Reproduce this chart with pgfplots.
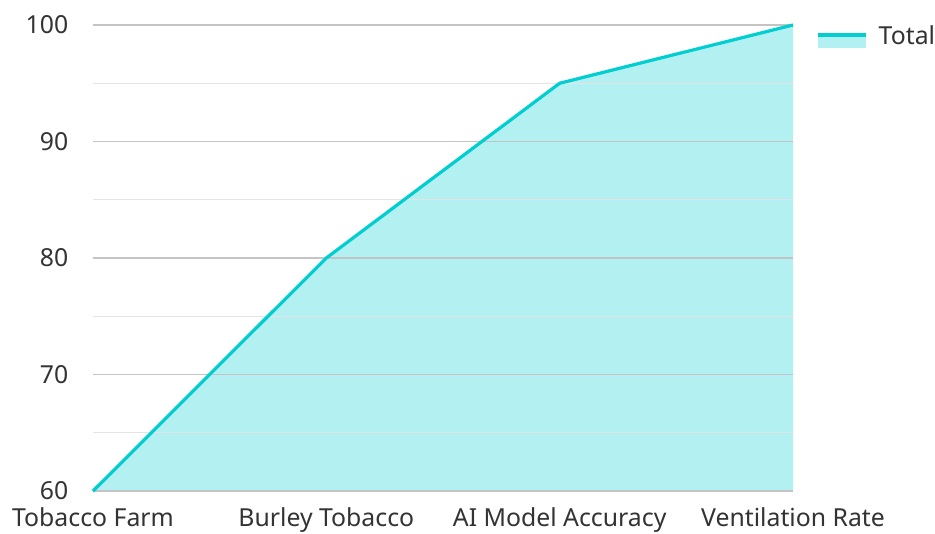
\documentclass[border=0pt]{standalone}
\usepackage{fontspec}
\setmainfont{Noto Sans}
\usepackage{pgfplots}
\pgfplotsset{compat=1.18}
\usetikzlibrary{calc}
\definecolor{turq}{HTML}{00CED1}
\definecolor{txt}{HTML}{333333}
\definecolor{gmaj}{HTML}{C4C4C4}
\definecolor{gmin}{HTML}{E4E4E4}

\begin{document}
\begin{tikzpicture}
  \begin{axis}[
      name=ax,
      set layers,
      scale only axis,
      width=525pt, height=349.5pt,
      xmin=0, xmax=3, ymin=60, ymax=100,
      xtick={0,1,2,3},
      xticklabels={Tobacco Farm, Burley Tobacco, AI Model Accuracy, Ventilation Rate},
      ytick={60,70,80,90,100},
      minor ytick={65,75,85,95},
      axis line style={draw=none},
      ymajorgrids, yminorgrids,
      major grid style={gmaj, line width=0.9pt},
      minor grid style={gmin, line width=0.9pt},
      tick style={draw=none},
      ticklabel style={font=\fontsize{18.6}{22}\selectfont, text=txt},
      /pgf/number format/assume math mode=true,
      yticklabel style={xshift=-15pt},
      xticklabel style={yshift=-9pt},
      clip=false,
      legend style={draw=none, fill=none, at={(1.028,1.01)}, anchor=north west,
                    font=\fontsize{18.6}{22}\selectfont, text=txt,
                    legend cell align=left,
                    /tikz/every odd column/.append style={column sep=6pt}},
      legend image code/.code={
        \path[draw=none, fill=turq, fill opacity=0.3] (0pt,-9pt) rectangle (36pt,1pt);
        \draw[turq, line width=2.4pt] (0pt,1pt) -- (36pt,1pt);
      },
    ]
    \addplot[draw=none, fill=turq, fill opacity=0.3, on layer=axis background, forget plot]
      coordinates {(0,60) (1,80) (2,95) (3,100)} \closedcycle;
    \addplot[turq, line width=2.4pt]
      coordinates {(0,60) (1,80) (2,95) (3,100)};
    \addlegendentry{Total}
  \end{axis}
  \pgfresetboundingbox
  \path[use as bounding box] ($(ax.south west)+(-69.75pt,-31.5pt)$) rectangle ($(ax.north east)+(106.5pt,18.75pt)$);
\end{tikzpicture}
\end{document}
-- -- --
» INSTRUCTION:
Skip the pictures, then retype every line above exactly.

» FINAL RESULT:
Reproduce this chart with pgfplots.
\documentclass[border=0pt]{standalone}
\usepackage{fontspec}
\setmainfont{Noto Sans}
\usepackage{pgfplots}
\pgfplotsset{compat=1.18}
\usetikzlibrary{calc}
\definecolor{turq}{HTML}{00CED1}
\definecolor{txt}{HTML}{333333}
\definecolor{gmaj}{HTML}{C4C4C4}
\definecolor{gmin}{HTML}{E4E4E4}

\begin{document}
\begin{tikzpicture}
  \begin{axis}[
      name=ax,
      set layers,
      scale only axis,
      width=525pt, height=349.5pt,
      xmin=0, xmax=3, ymin=60, ymax=100,
      xtick={0,1,2,3},
      xticklabels={Tobacco Farm, Burley Tobacco, AI Model Accuracy, Ventilation Rate},
      ytick={60,70,80,90,100},
      minor ytick={65,75,85,95},
      axis line style={draw=none},
      ymajorgrids, yminorgrids,
      major grid style={gmaj, line width=0.9pt},
      minor grid style={gmin, line width=0.9pt},
      tick style={draw=none},
      ticklabel style={font=\fontsize{18.6}{22}\selectfont, text=txt},
      /pgf/number format/assume math mode=true,
      yticklabel style={xshift=-15pt},
      xticklabel style={yshift=-9pt},
      clip=false,
      legend style={draw=none, fill=none, at={(1.028,1.01)}, anchor=north west,
                    font=\fontsize{18.6}{22}\selectfont, text=txt,
                    legend cell align=left,
                    /tikz/every odd column/.append style={column sep=6pt}},
      legend image code/.code={
        \path[draw=none, fill=turq, fill opacity=0.3] (0pt,-9pt) rectangle (36pt,1pt);
        \draw[turq, line width=2.4pt] (0pt,1pt) -- (36pt,1pt);
      },
    ]
    \addplot[draw=none, fill=turq, fill opacity=0.3, on layer=axis background, forget plot]
      coordinates {(0,60) (1,80) (2,95) (3,100)} \closedcycle;
    \addplot[turq, line width=2.4pt]
      coordinates {(0,60) (1,80) (2,95) (3,100)};
    \addlegendentry{Total}
  \end{axis}
  \pgfresetboundingbox
  \path[use as bounding box] ($(ax.south west)+(-69.75pt,-31.5pt)$) rectangle ($(ax.north east)+(106.5pt,18.75pt)$);
\end{tikzpicture}
\end{document}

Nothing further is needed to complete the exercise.